Speicherville is an unincorporated community in Lagro Township, Wabash County, in the U.S. state of Indiana.

It is located on Indiana State Road 13 between Wabash and Urbana.

==History==
Speicherville was platted in 1881 by Christian W. Speicher, and named for him. An old variant name of the community was called Spiker.

A post office was established under the name Spiker in 1881, and remained in operation until it was discontinued in 1913.

Christian W. Speicher was a farmer and carpenter from Lagro and was originally from Holmes County, Ohio. On January 29, 1858, Christian married Catherine Cosly; a native from Carrol County, Indiana.

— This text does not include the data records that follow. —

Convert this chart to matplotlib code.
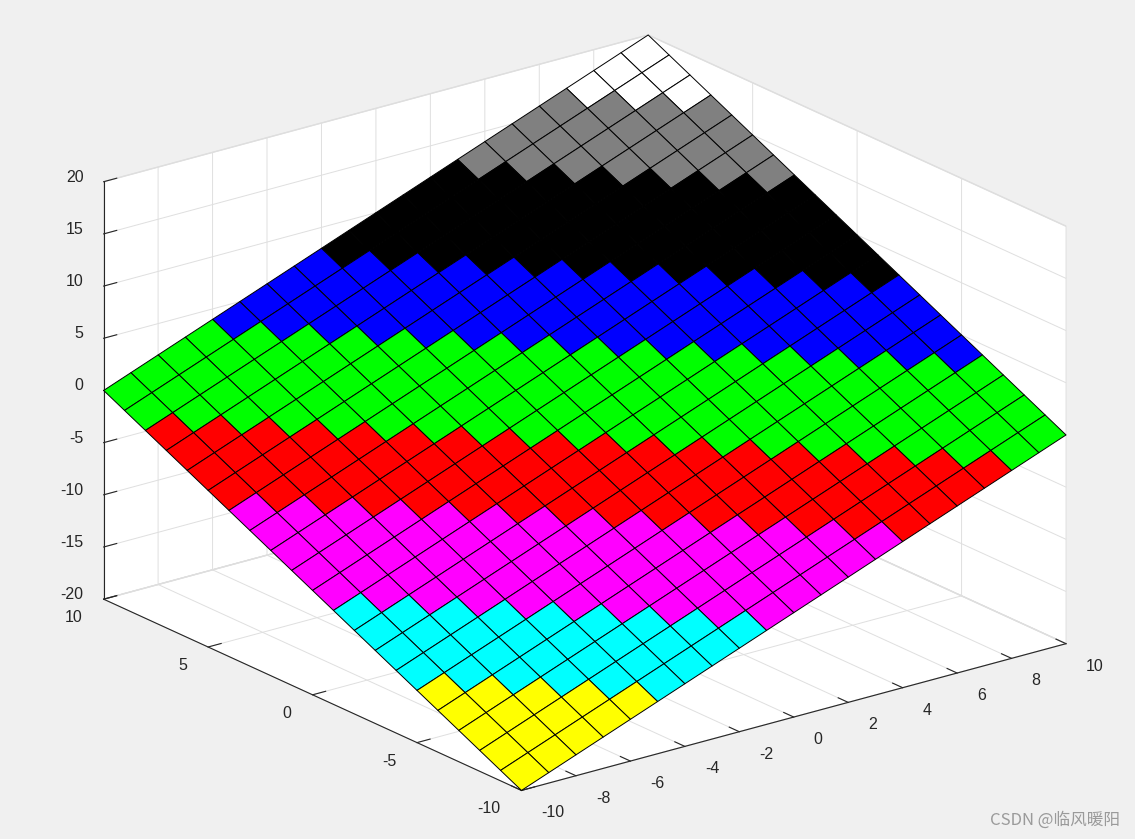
import numpy as np
import matplotlib
matplotlib.use('Agg')
import matplotlib.pyplot as plt
from matplotlib.colors import ListedColormap, Normalize
from matplotlib.ticker import NullFormatter
from mpl_toolkits.mplot3d import proj3d

plt.rcParams['axes.unicode_minus'] = False
plt.rcParams['font.family'] = ['Liberation Sans', 'DejaVu Sans']

# ---- data ----
x_values = [-10, -9, -8, -7, -6, -5, -4, -3, -2, -1, 0, 1, 2, 3, 4, 5, 6, 7, 8, 9, 10]
y_values = [-10, -9, -8, -7, -6, -5, -4, -3, -2, -1, 0, 1, 2, 3, 4, 5, 6, 7, 8, 9, 10]
band_colors = ['#FFFF00', '#00FFFF', '#FF00FF', '#FF0000', '#00FF00',
               '#0000FF', '#000000', '#808080', '#FFFFFF']
x_ticks = [-10, -8, -6, -4, -2, 0, 2, 4, 6, 8, 10]
y_ticks = [-10, -5, 0, 5, 10]
z_ticks = [-20, -15, -10, -5, 0, 5, 10, 15, 20]

X, Y = np.meshgrid(x_values, y_values)
Z = X + Y

cmap = ListedColormap(band_colors)
norm = Normalize(vmin=-20, vmax=20)
fc = cmap(norm(Z))

W, H = 1135, 839
fig = plt.figure(figsize=(W / 100, H / 100), dpi=100, facecolor='#F0F0F0')
ax = fig.add_axes([0, 0, 1, 1], projection='3d')
ax.apply_aspect = lambda position=None: None
ax.set_proj_type('ortho')
ax.view_init(elev=30, azim=-127.5)
ax.set_box_aspect((1, 1, 1))
ax.patch.set_facecolor('#F0F0F0')

surf = ax.plot_surface(X, Y, Z, facecolors=fc, rstride=1, cstride=1,
                       shade=False, linewidth=0.7, antialiased=True)
surf.set_edgecolor('k')

ax.set_xlim(-10, 10)
ax.set_ylim(-10, 10)
ax.set_zlim(-20, 20)
ax.set_xticks(x_ticks)
ax.set_yticks(y_ticks)
ax.set_zticks(z_ticks)

for axis in (ax.xaxis, ax.yaxis, ax.zaxis):
    axis.set_pane_color((1, 1, 1, 1))
    axis.pane.set_edgecolor('#DCDCDC')
    axis._axinfo['grid'].update(color='#DFDFDF', linewidth=0.7)
    axis._axinfo['tick']['inward_factor'] = 0.0
    axis._axinfo['tick']['outward_factor'] = 0.3
    axis._axinfo['axisline']['color'] = '#262626'
    axis._axinfo['axisline']['linewidth'] = 0.8
    axis.line.set_color('#262626')
    axis.line.set_linewidth(0.8)
    axis.set_major_formatter(NullFormatter())
    axis.set_tick_params(color='#262626')

# ---- fit projected box to the target pixel positions ----
fig.canvas.draw()
M = ax.get_proj()


def disp(px, py, pz):
    xs, ys, _ = proj3d.proj_transform(np.array([px]), np.array([py]), np.array([pz]), M)
    return ax.transData.transform((xs[0], ys[0]))


targets = [((-10, 10, -20), (105, 598)),
           ((-10, -10, -20), (523, 792)),
           ((10, -10, -20), (1070, 643)),
           ((-10, 10, 20), (105, 181)),
           ((10, 10, 20), (640, 36))]
us, vs, tx, ty = [], [], [], []
for (px, py, pz), (ix, iy) in targets:
    d = disp(px, py, pz)
    us.append(d[0] / W)
    vs.append(d[1] / H)
    tx.append(ix / W)
    ty.append((H - iy) / H)
A = np.vstack([np.ones(len(us)), us]).T
l, w = np.linalg.lstsq(A, np.array(tx), rcond=None)[0]
A = np.vstack([np.ones(len(vs)), vs]).T
b, h = np.linalg.lstsq(A, np.array(ty), rcond=None)[0]
ax.set_position([l, b, w, h])

# ---- tick labels (MATLAB-like placement) ----
lab_kw = dict(fontsize=11.5, color='#262626', family=['Liberation Sans', 'DejaVu Sans'])
for v in x_ticks:
    d = disp(v, -10, -20)
    fig.text((d[0] + 20) / W, (d[1] - 27) / H, str(v), ha='left', va='baseline', **lab_kw)
for v in y_ticks:
    d = disp(-10, v, -20)
    fig.text((d[0] - 21) / W, (d[1] - 23) / H, str(v), ha='right', va='baseline', **lab_kw)
for v in z_ticks:
    d = disp(-10, 10, v)
    fig.text((d[0] - 20) / W, (d[1] - 0) / H, str(v), ha='right', va='baseline', **lab_kw)

fig.text(0.987, 0.012, 'CSDN @临风暖阳', ha='right', va='bottom', color='#9A9A9A',
         fontsize=12, family=['Noto Sans CJK SC', 'DejaVu Sans'])

fig.savefig('out.png', dpi=100, facecolor=fig.get_facecolor())
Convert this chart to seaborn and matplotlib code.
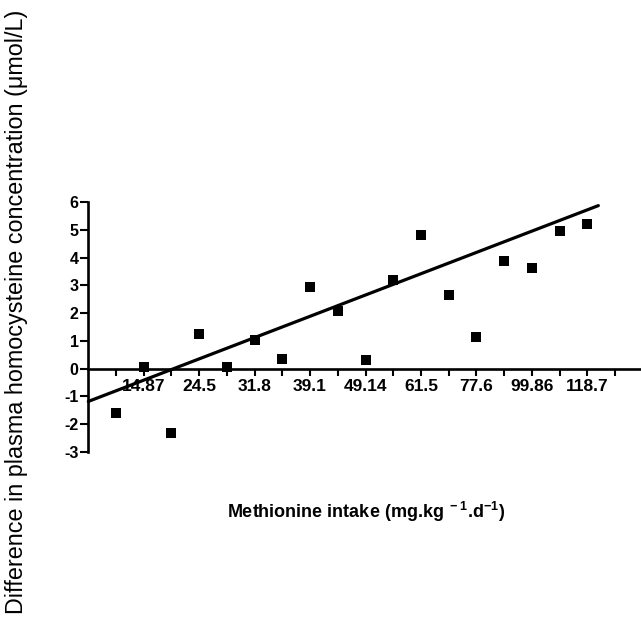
import matplotlib
matplotlib.use("Agg")
import matplotlib.pyplot as plt
import seaborn as sns
import numpy as np
import pandas as pd

# ---- data ----
positions = list(range(1, 19))
diff_hcy = [-1.6, 0.05, -2.3, 1.26, 0.05, 1.05, 0.35, 2.94, 2.09,
            0.32, 3.2, 4.8, 2.64, 1.14, 3.89, 3.63, 4.95, 5.21]
tick_positions = list(range(1, 20))
tick_labels = ["", "14.87", "", "24.5", "", "31.8", "", "39.1", "", "49.14",
               "", "61.5", "", "77.6", "", "99.86", "", "118.7", ""]
trend_x = [0.0, 18.4]
trend_y = [-1.18, 5.87]
y_ticks = [-3, -2, -1, 0, 1, 2, 3, 4, 5, 6]

sns.set_theme(style="white")
plt.rcParams["font.family"] = ["Liberation Sans", "DejaVu Sans"]
plt.rcParams["mathtext.fontset"] = "custom"
plt.rcParams["mathtext.rm"] = "Liberation Sans"
plt.rcParams["mathtext.bf"] = "Liberation Sans:bold"
plt.rcParams["text.color"] = "black"
plt.rcParams["xtick.color"] = "black"
plt.rcParams["ytick.color"] = "black"
plt.rcParams["axes.unicode_minus"] = False

W, H = 641, 623
fig = plt.figure(figsize=(W / 100, H / 100), dpi=100)
left = 88.3 / W
bottom = (H - 452) / H
top = (H - 202) / H
ax = fig.add_axes([left, bottom, 1 - left, top - bottom])

df = pd.DataFrame({"pos": positions, "diff": diff_hcy})
sns.scatterplot(data=df, x="pos", y="diff", marker="s", s=48, color="black",
                linewidth=0, ax=ax, clip_on=False, zorder=3)
sns.lineplot(x=trend_x, y=trend_y, color="black", linewidth=2.3, ax=ax,
             clip_on=False, zorder=4)

ax.set_xlim(0, (W - 88.3) / 27.72)
ax.set_ylim(-3, 6)

for s in ["top", "right"]:
    ax.spines[s].set_visible(False)
ax.spines["bottom"].set_position(("data", 0))
for s in ["left", "bottom"]:
    ax.spines[s].set_color("black")
    ax.spines[s].set_linewidth(1.9)

ax.set_xticks(tick_positions)
ax.set_xticklabels(tick_labels)
ax.set_yticks(y_ticks)
ax.set_yticklabels([str(v) for v in y_ticks])
ax.tick_params(axis="x", direction="out", length=5, width=1.5, pad=2.5,
               color="black", bottom=True, labelsize=12.5)
ax.tick_params(axis="y", direction="out", length=6, width=1.5, pad=1,
               color="black", left=True, labelsize=11.5)
for lab in ax.get_xticklabels() + ax.get_yticklabels():
    lab.set_fontweight("bold")
    lab.set_color("black")
ax.set_xlabel("")
ax.set_ylabel("")
ax.grid(False)

fig.text(366 / W, 1 - 512 / H,
         r"Methionine intake (mg.kg$^{\mathbf{\ -1}}$.d$^{\mathbf{-1}}$)",
         ha="center", va="center", fontsize=13, fontweight="bold", color="black")
fig.text(17 / W, 1 - 312 / H,
         "Difference in plasma homocysteine concentration (\u03bcmol/L)",
         ha="center", va="center", rotation=90, fontsize=16.8, color="black")

fig.savefig("out.png", dpi=100, facecolor="white")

In 1866, Christian purchased a plot of land that adjoined his father's land that consisted of 280 acres. He had multiple well cultivated fields and barns that allowed the appearance of an already established homestead that were prominent in the area. Along this tract of land, the Cincinnati, Wabash & Michigan Railroad Company began construction of a new station that would later be coined "Spikerville".

With this new station, Christian then began construction of a general store. Following the general store, other trades began to emerge within the town surrounding the original farm that Christian had built including a blacksmith and, in 1881, the post office that platted the town.

Christian W. Speicher died on August 19, 1900, and was buried in Urbana, Wabash County, Indiana.